Dataset excerpts -
--- BEGIN ---

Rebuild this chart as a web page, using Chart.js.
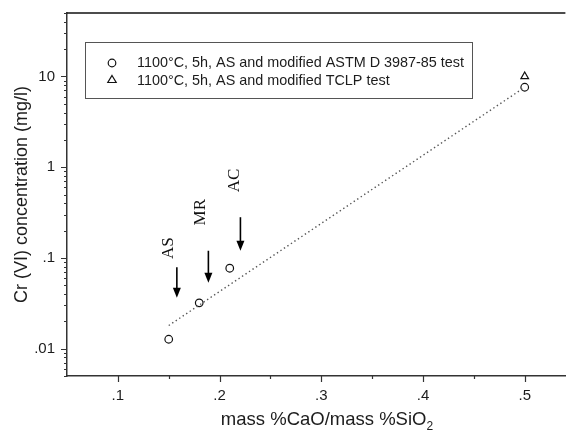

--- END ---
--- BEGIN ---

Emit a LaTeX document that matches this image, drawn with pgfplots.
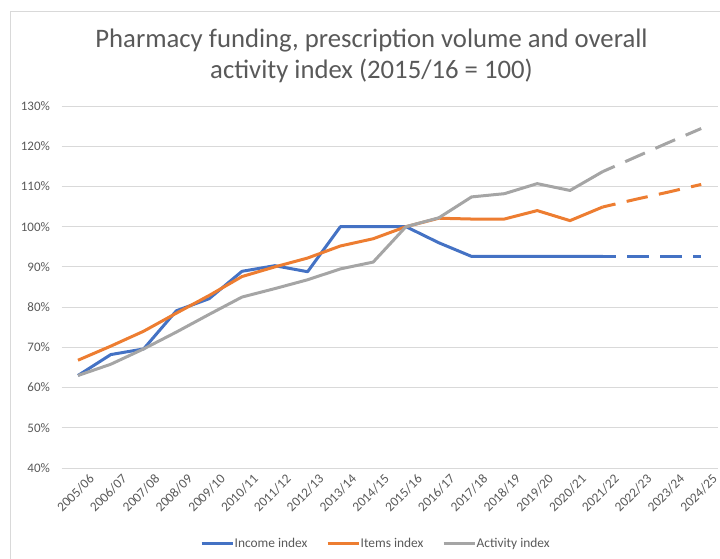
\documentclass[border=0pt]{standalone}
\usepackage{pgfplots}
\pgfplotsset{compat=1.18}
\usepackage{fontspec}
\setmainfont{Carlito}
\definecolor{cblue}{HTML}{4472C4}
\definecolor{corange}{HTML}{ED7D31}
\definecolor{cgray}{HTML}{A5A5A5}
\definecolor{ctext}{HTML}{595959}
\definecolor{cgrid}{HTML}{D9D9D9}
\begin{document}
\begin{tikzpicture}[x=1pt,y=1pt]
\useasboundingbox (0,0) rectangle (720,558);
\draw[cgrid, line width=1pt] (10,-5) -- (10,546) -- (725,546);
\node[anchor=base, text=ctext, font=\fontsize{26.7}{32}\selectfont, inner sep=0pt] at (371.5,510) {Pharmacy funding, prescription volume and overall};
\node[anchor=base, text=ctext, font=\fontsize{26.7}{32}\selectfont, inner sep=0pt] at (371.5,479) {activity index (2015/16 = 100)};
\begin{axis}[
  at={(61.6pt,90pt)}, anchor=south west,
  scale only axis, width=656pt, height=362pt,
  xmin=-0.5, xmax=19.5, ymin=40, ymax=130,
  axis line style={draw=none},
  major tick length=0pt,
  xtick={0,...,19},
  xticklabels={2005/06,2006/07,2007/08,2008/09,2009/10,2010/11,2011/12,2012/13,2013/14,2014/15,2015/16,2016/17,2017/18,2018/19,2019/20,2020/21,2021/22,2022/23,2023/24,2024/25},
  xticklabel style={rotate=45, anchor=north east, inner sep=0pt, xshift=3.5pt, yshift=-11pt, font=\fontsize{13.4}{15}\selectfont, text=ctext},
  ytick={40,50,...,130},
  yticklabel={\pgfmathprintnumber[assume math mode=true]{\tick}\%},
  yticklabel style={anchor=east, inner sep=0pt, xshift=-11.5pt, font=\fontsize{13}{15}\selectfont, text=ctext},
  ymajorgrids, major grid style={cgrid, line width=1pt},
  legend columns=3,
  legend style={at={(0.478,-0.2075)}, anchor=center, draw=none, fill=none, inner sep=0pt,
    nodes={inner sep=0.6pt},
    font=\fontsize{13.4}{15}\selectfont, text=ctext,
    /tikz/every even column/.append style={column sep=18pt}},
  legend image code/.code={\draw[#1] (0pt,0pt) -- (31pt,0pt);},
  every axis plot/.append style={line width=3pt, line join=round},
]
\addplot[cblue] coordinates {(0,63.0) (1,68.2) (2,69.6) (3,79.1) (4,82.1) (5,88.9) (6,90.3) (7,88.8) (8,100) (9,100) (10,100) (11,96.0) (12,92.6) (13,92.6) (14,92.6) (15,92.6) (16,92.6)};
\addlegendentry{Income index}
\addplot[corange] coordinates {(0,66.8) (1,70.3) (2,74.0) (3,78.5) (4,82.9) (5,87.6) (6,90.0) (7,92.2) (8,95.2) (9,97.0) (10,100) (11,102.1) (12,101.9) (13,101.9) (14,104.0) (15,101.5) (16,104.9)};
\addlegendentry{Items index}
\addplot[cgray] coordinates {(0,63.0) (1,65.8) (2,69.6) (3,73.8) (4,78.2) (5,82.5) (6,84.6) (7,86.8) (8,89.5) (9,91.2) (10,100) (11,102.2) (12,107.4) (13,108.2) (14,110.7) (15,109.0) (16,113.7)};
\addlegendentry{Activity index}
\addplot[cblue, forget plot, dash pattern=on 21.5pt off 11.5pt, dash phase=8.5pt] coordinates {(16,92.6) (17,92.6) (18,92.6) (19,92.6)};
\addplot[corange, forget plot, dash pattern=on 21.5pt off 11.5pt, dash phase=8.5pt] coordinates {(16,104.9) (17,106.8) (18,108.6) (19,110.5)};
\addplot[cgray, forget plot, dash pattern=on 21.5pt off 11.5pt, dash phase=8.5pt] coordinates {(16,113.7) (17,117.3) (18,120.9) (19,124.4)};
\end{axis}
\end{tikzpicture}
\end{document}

--- END ---
--- BEGIN ---

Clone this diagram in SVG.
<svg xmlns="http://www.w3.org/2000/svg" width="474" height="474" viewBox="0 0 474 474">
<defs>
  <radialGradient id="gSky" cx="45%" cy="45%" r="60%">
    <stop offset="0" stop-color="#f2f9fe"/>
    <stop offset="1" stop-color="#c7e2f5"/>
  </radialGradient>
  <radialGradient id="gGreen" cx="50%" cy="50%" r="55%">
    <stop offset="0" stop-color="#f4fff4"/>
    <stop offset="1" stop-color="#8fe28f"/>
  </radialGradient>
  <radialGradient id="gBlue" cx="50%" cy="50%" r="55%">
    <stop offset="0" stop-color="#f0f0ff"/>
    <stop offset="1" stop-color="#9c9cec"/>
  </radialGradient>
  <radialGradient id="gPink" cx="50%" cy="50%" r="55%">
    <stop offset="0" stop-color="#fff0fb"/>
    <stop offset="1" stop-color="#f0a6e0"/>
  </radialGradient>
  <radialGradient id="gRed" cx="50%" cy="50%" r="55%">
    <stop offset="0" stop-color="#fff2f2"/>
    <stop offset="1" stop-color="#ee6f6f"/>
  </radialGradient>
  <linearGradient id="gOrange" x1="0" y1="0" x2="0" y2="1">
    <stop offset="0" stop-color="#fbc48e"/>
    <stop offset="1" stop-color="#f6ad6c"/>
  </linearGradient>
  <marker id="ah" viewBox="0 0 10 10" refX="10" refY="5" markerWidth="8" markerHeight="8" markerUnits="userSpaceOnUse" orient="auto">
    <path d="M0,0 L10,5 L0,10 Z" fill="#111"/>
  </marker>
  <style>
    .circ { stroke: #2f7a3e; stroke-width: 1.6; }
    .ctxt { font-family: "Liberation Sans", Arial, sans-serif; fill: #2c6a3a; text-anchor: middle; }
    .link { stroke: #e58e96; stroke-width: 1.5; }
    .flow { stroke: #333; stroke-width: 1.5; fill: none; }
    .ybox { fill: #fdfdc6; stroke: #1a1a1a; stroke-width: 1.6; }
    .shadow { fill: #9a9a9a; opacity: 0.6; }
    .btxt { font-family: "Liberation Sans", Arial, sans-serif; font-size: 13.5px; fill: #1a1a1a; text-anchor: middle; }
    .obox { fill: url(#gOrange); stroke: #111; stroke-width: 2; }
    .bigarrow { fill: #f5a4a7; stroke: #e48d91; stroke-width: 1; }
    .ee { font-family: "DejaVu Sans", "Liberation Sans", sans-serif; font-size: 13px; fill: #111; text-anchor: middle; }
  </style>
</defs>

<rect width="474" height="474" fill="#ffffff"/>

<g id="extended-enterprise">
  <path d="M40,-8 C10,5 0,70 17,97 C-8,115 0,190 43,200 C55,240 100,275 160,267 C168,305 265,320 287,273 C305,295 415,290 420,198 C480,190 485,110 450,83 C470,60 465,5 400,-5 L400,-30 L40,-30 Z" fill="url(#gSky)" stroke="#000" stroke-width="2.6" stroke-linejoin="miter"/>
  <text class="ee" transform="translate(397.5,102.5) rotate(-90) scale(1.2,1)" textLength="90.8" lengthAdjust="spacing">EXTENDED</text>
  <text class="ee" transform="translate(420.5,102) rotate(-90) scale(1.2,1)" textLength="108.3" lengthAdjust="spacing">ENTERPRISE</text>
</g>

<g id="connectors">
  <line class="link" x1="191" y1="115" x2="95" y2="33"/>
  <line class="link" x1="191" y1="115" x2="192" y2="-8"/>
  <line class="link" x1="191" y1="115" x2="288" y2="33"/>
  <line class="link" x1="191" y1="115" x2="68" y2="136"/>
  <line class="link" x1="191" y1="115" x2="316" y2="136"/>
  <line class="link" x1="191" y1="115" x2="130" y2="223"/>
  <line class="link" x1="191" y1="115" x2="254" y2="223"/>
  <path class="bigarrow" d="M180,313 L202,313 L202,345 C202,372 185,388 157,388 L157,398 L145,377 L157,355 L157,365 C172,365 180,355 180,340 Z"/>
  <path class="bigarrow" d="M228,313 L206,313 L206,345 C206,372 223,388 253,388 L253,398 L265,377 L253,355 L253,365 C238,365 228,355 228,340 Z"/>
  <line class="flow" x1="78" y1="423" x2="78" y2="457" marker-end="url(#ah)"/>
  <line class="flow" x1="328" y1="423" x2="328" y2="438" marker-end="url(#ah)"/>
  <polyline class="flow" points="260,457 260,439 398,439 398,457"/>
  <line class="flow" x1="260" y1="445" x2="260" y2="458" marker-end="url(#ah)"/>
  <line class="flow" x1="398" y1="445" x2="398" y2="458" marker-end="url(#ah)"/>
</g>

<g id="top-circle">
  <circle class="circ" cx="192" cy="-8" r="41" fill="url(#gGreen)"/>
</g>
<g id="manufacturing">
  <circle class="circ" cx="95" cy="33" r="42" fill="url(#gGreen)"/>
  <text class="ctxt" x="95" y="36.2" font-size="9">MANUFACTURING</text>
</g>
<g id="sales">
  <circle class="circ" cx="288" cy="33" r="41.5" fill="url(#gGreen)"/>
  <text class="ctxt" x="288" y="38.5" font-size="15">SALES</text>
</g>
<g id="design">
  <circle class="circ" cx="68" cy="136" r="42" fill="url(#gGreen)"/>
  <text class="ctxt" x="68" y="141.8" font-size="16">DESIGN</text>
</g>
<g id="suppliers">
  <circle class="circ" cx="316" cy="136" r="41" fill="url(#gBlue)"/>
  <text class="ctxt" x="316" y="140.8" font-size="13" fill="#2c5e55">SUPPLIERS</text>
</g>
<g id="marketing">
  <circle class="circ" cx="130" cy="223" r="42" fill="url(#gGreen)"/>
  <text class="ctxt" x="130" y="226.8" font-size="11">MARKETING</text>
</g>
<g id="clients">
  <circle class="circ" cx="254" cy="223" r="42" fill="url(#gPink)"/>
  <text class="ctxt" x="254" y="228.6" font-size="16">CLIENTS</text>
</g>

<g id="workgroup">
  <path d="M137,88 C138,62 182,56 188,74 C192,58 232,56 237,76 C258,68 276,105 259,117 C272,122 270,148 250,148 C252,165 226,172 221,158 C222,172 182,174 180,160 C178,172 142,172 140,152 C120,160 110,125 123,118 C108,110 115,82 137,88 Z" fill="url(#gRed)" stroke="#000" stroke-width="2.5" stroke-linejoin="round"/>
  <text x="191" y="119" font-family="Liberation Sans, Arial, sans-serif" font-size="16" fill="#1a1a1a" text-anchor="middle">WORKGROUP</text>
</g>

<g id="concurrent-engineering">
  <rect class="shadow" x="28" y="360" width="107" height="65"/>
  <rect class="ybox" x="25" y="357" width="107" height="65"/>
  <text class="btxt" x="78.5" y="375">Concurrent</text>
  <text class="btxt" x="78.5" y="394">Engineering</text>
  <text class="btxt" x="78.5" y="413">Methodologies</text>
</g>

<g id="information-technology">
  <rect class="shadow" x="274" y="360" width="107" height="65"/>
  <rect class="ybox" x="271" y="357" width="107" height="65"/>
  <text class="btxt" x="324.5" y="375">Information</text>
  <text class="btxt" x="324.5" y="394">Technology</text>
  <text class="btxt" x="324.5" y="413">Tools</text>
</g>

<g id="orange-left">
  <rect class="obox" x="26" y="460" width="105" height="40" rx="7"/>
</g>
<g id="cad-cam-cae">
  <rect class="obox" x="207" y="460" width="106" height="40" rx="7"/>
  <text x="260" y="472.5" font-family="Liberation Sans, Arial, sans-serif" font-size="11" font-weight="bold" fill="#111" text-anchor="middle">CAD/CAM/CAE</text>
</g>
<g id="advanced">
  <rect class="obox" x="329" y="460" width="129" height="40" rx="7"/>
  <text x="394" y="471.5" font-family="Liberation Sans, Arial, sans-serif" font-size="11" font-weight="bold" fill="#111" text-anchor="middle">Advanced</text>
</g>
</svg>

--- END ---

Problem statement -
Copy each line that holds the word "this".

Solved problem -
Rebuild this chart as a web page, using Chart.js.
Emit a LaTeX document that matches this image, drawn with pgfplots.
Clone this diagram in SVG.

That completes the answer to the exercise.